Publie le venerdì 11 luglio 2008 par Open-Publishing

Non è questione di ore

di Sara Farolfi

Rapporto Istat: le ore lavorate crescono, ma il paese resta fermo

La produttività - e dunque anche la competitività del paese - nulla ha a che fare con l’aumento dell’orario di lavoro. E’ quanto emerge dallo studio dell’Istat diffuso ieri, utile a smontare, nero su bianco, il chiodo fisso degli imprenditori, insistenti nel sostenere che per aumentare la produttività del lavoro (il vero tarlo italiano) è necessario aumentare l’orario di lavoro. E magari poterlo gestire unilateralmente senza i lacci e lacciuoli della contrattazione.

I dati diffusi ieri dall’Istat - nella serie storica dal 1993 al 2007 - mostrano l’esatto contrario. Nel 2007 il numero di ore complessivamente lavorate nel paese è aumentato dell’1,7% rispetto all’anno precedente, più della crescita del prodotto interno lordo (Pil) che è risultata pari all’1,5%. Ciò nonostante, la produttività (ossia il prodotto interno lordo per ora lavorata) è scesa dello 0,2%. Più in generale, dal ’93 al 2007 il monte ore lavorate è cresciuto del 10,7%, mentre la produttività ha seguito tutt’altro andamento.

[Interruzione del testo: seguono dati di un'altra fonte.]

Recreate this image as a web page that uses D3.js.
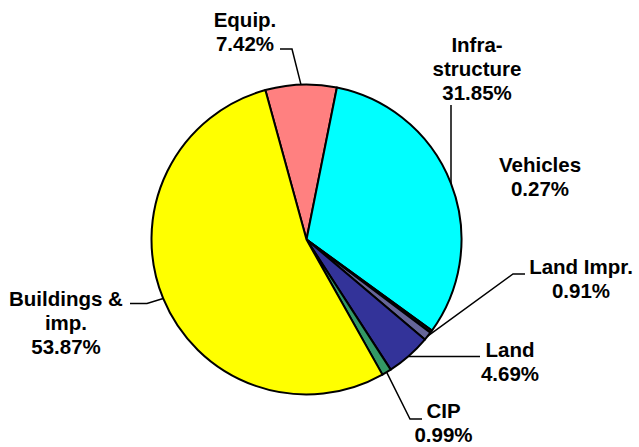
<!DOCTYPE html>
<html>
<head>
<meta charset="utf-8">
<script src="https://cdn.jsdelivr.net/npm/d3@7"></script>
<style>
  html, body { margin: 0; padding: 0; background: #fff; }
  svg text { font-family: "Liberation Sans", Arial, sans-serif; font-weight: bold; font-size: 20.5px; fill: #000; }
</style>
</head>
<body>
<svg id="chart" width="639" height="447"></svg>
<script>
// ---- data ----
const categories = ["Equip.", "Infra-structure", "Vehicles", "Land Impr.", "Land", "CIP", "Buildings & imp."];
const values     = [7.42, 31.85, 0.27, 0.91, 4.69, 0.99, 53.87];
const valueLabels = ["7.42%", "31.85%", "0.27%", "0.91%", "4.69%", "0.99%", "53.87%"];
const labelLines = [["Equip."], ["Infra-", "structure"], ["Vehicles"], ["Land Impr."], ["Land"], ["CIP"], ["Buildings &", "imp."]];
const colors = ["#FF8080", "#00FFFF", "#1a1a1a", "#666699", "#333399", "#339966", "#FFFF00"];

// ---- layout (label anchors and leader elbows) ----
const cx = 306.5, cy = 239.5, R = 155;
const labelPos = [
  {x: 245, y: 27,  elbow: [[292, 49], [280, 49]]},
  {x: 477, y: 51.5, elbow: [[451, 105]], vertical: true},
  {x: 540, y: 171.5, elbow: null},
  {x: 581, y: 274, elbow: [[513, 274], [525, 274]]},
  {x: 510, y: 356.5, elbow: [[480, 356.5]], horizontal: true},
  {x: 443.5, y: 418, elbow: [[410, 419], [422, 419]]},
  {x: 66, y: 305.5, elbow: [[147, 303.5], [130, 303.5]]}
];
const lineH = 24;

const svg = d3.select("#chart");
const g = svg.append("g").attr("transform", `translate(${cx},${cy})`);

const start = -15.4 * Math.PI / 180;
const pie = d3.pie().sort(null).value(d => d).startAngle(start).endAngle(start + 2 * Math.PI);
const arcs = pie(values);
const arc = d3.arc().innerRadius(0).outerRadius(R);

g.selectAll("path.slice").data(arcs).enter().append("path")
  .attr("class", "slice")
  .attr("d", arc)
  .attr("fill", (d, i) => colors[i])
  .attr("stroke", "#000")
  .attr("stroke-width", 2)
  .attr("stroke-linejoin", "round");

// leader lines
arcs.forEach((d, i) => {
  const lp = labelPos[i];
  if (!lp.elbow) return;
  const mid = (d.startAngle + d.endAngle) / 2;
  let ex = cx + R * Math.sin(mid), ey = cy - R * Math.cos(mid);
  const pts = [];
  if (lp.vertical) { pts.push([lp.elbow[0][0], ey]); }
  else if (lp.horizontal) { pts.push([ex, lp.elbow[0][1]]); }
  else pts.push([ex, ey]);
  lp.elbow.forEach(p => pts.push(p));
  svg.append("path")
    .attr("d", d3.line()(pts))
    .attr("fill", "none")
    .attr("stroke", "#000")
    .attr("stroke-width", 1.5);
});

// labels
arcs.forEach((d, i) => {
  const lp = labelPos[i];
  const t = svg.append("text").attr("text-anchor", "middle");
  const lines = labelLines[i].concat([valueLabels[i]]);
  lines.forEach((s, k) => {
    t.append("tspan").attr("x", lp.x).attr("y", lp.y + k * lineH).text(s);
  });
});
</script>
</body>
</html>
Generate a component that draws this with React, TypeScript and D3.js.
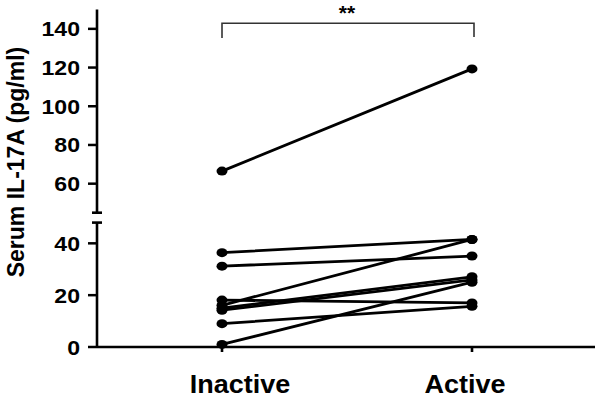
import React from 'react';
import * as d3 from 'd3';

const groups = ['Inactive', 'Active'];
// one entry per subject, paired
const inactive = [66.5, 36.4, 31.2, 18.1, 16.1, 15.0, 14.2, 9.0, 1.0];
const active = [119.3, 41.5, 35.1, 17.0, 41.5, 27.1, 25.9, 15.7, 25.0];
const upperTicks = [60, 80, 100, 120, 140];
const lowerTicks = [0, 20, 40];
const yTitle = 'Serum IL-17A (pg/ml)';
const sigLabel = '**';

const W = 600;
const H = 400;
const axisX = 97;
const axisY = 347;

const x = d3.scalePoint().domain(groups).range([97, 597]).padding(0.5);
const yUpper = d3.scaleLinear().domain([45, 150]).range([212.7, 9.5]);
const yLower = d3.scaleLinear().domain([0, 48]).range([axisY, 222.6]);
const breakAt = 45;
const y = (v: number) => (v >= breakAt ? yUpper(v) : yLower(v));

const font = 'Arial, "Liberation Sans", Helvetica, sans-serif';

const App = () => {
  const pairs = inactive.map((v, i) => [v, active[i]]);
  const tickRow = (scale: d3.ScaleLinear<number, number>, ticks: number[]) =>
    ticks.map(t => (
      <g key={t} transform={`translate(0,${scale(t)})`}>
        <line x1={axisX - 9} x2={axisX} stroke="#000" strokeWidth={2.5} />
        <text
          transform={`translate(${axisX - 17},7.5) scale(1.1,1)`}
          textAnchor="end"
          fontSize={21}
          fontWeight="bold"
        >
          {t}
        </text>
      </g>
    ));

  const xa = x('Inactive')!;
  const xb = x('Active')!;
  // title sits a little above the middle of the whole axis
  const titleY = (yUpper(148) + yLower(14)) / 2;

  return (
    <svg width={W} height={H} style={{ position: 'absolute', left: 0, top: 0, background: '#fff' }} fontFamily={font}>
      {/* y axis, broken */}
      <g stroke="#000" strokeWidth={2.6} fill="none">
        <line x1={axisX} x2={axisX} y1={yUpper.range()[1]} y2={yUpper.range()[0]} />
        <line x1={axisX - 5} x2={axisX + 5} y1={yUpper.range()[0]} y2={yUpper.range()[0]} />
        <line x1={axisX} x2={axisX} y1={yLower.range()[1]} y2={axisY} />
        <line x1={axisX - 5} x2={axisX + 5} y1={yLower.range()[1]} y2={yLower.range()[1]} />
        <line x1={axisX} x2={595} y1={axisY} y2={axisY} />
        {groups.map(g => (
          <line key={g} x1={x(g)} x2={x(g)} y1={axisY} y2={axisY + 5} />
        ))}
      </g>
      {tickRow(yUpper, upperTicks)}
      {tickRow(yLower, lowerTicks)}

      <text
        transform={`translate(24,${titleY}) rotate(-90)`}
        textAnchor="middle"
        fontSize={23}
        fontWeight="bold"
      >
        {yTitle}
      </text>

      {/* category labels */}
      <text transform={`translate(${xa + 18},393) scale(1.08,1)`} textAnchor="middle" fontSize={25} fontWeight="bold">
        {groups[0]}
      </text>
      <text transform={`translate(${xb - 7},393) scale(1.08,1)`} textAnchor="middle" fontSize={25} fontWeight="bold">
        {groups[1]}
      </text>

      {/* paired lines */}
      <g stroke="#000" strokeWidth={2.8} strokeLinecap="round">
        {pairs.map(([a, b], i) => (
          <line key={i} x1={xa} y1={y(a)} x2={xb} y2={y(b)} />
        ))}
      </g>
      <g fill="#000">
        {pairs.map(([a, b], i) => (
          <g key={i}>
            <ellipse cx={xa} cy={y(a)} rx={5.5} ry={4.5} />
            <ellipse cx={xb} cy={y(b)} rx={5.5} ry={4.5} />
          </g>
        ))}
      </g>

      {/* significance bracket */}
      <path
        d={`M${xa},38V23.3H${xb + 2}V37`}
        fill="none"
        stroke="#333"
        strokeWidth={1.6}
      />
      <text x={(xa + xb) / 2} y={19.5} textAnchor="middle" fontSize={21} fontWeight="bold">
        {sigLabel}
      </text>
    </svg>
  );
};

export default App;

Nella classifica dei trenta paesi più industrializzati, gli italiani sono tra coloro che lavorano di più e che guadagnano meno, secondo l’Ocse. Cosa che, secondo l’Istat, riflette alcune caratteristiche del nostro sistema produttivo: la forte presenza di piccole imprese che assorbono gran parte dell’occupazione dipendente e dove mediamente gli orari di lavoro sono superiori a quelli delle grandi imprese, come anche la modesta quota, pur se in crescita, di part time, fino alla pratica del ’secondo lavoro’ che in Italia ha dimensioni rilevanti.

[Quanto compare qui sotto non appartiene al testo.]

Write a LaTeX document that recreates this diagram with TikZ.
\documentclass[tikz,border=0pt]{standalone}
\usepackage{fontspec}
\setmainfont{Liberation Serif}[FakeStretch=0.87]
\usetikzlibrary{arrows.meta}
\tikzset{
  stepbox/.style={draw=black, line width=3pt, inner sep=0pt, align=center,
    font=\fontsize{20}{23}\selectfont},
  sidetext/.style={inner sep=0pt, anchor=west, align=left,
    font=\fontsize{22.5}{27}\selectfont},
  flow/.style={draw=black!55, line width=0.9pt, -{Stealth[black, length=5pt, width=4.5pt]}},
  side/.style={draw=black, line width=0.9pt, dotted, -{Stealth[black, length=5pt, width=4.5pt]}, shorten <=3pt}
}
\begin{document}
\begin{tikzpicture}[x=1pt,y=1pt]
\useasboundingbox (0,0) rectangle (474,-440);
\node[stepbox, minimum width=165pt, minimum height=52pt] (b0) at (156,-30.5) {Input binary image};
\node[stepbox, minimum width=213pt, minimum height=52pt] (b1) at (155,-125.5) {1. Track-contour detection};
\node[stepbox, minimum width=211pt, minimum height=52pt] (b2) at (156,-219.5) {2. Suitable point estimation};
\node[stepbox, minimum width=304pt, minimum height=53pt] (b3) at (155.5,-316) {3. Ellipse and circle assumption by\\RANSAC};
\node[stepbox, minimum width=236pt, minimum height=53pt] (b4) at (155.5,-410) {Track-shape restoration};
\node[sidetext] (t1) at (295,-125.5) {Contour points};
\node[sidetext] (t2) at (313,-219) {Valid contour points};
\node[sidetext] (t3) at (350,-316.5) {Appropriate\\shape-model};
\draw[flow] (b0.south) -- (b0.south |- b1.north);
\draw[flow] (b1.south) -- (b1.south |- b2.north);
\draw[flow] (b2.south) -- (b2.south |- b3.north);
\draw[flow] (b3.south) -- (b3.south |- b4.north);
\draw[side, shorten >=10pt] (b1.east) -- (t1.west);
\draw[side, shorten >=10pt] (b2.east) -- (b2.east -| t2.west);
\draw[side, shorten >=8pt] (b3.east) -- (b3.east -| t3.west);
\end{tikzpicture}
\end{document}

Per la prima volta l’Istat utilizza il «monte ore complessivo» delle ore lavorate per misurare la produttività. Un indicatore «importante», perchè considera nell’insieme delle ore lavorate (retribuite e non retribuite) anche gli straordinari. Dal ’93 al 2007 le ore lavorate sono passate da oltre 41 milioni a poco meno di 46 milioni, e ancora più consistente è risultato l’aumento dei posti di lavoro (+ 13,7%). Nello stesso periodo, la produttività (e cioè il Pil per ora lavorata) mostra tassi di crescita molto bassi, con variazioni negative negli stessi anni (’96, ’98, 2002, 2003 e 2007) in cui invece il monte ore lavorate si attestava su tassi di crescita superiori all’1% (e pari, rispettivamente, all’1,3%, all’1,9%, all’1%, all’1,2% e all’1,7%).

Scomponendo il dato per settori di attività, emerge che sono i servizi ad assorbire circa il 67% di tutte le ore di lavoro impiegate nel processo di produzione del reddito, mentre l’industria ne assorbe il 27,5% e l’agricoltura il 5,5%; nel ’93, le quote risultavano pari rispettivamente al 61,9%, al 29,7% e all’8,4%. Interessante è anche il dato della pubblica amministrazione dove dal ’92 diventa più vincolante il blocco del turn over e dove dunque il monte ore lavorate si contrae del 14,3%, con l’eccezione di sanità e istruzione, dove si registrano incrementi rispettivamente del 23,5% e dell’8,1%.

Effetto anche, secondo l’Istat, della spinta crescente verso forme di lavoro più flessibili e verso regimi orari diversificati che interessano anche i lavoratori a tempo pieno. Osservando le ore lavorate per posizione professionale, emerge come sia il lavoro dipendente a contribuire maggiormente alla produzione del reddito. Infine, è in aumento il monte ore destinato a seconde attività (il ’secondo lavoro’), che nel 2007 è risultato pari al 5% delle ore complessivamente lavorate in posizioni lavorative dipendenti, e all’11% di quello degli indipendenti.

«Le ore lavorate tuttavia non riflettono la qualità e l’efficienza del fattore lavoro», avverte l’Istat. Ma la sostanza è che per aumentare la produttività, e dunque la competitività del paese, serve innovazione, di processo e di prodotto. Non si andrà molto lontano, come i dati dell’Istat mostrano chiaramente, continuando a far leva sull’orario di lavoro (straordinari e quant’altro) come industriali e governanti sostengono ormai quotidianamente.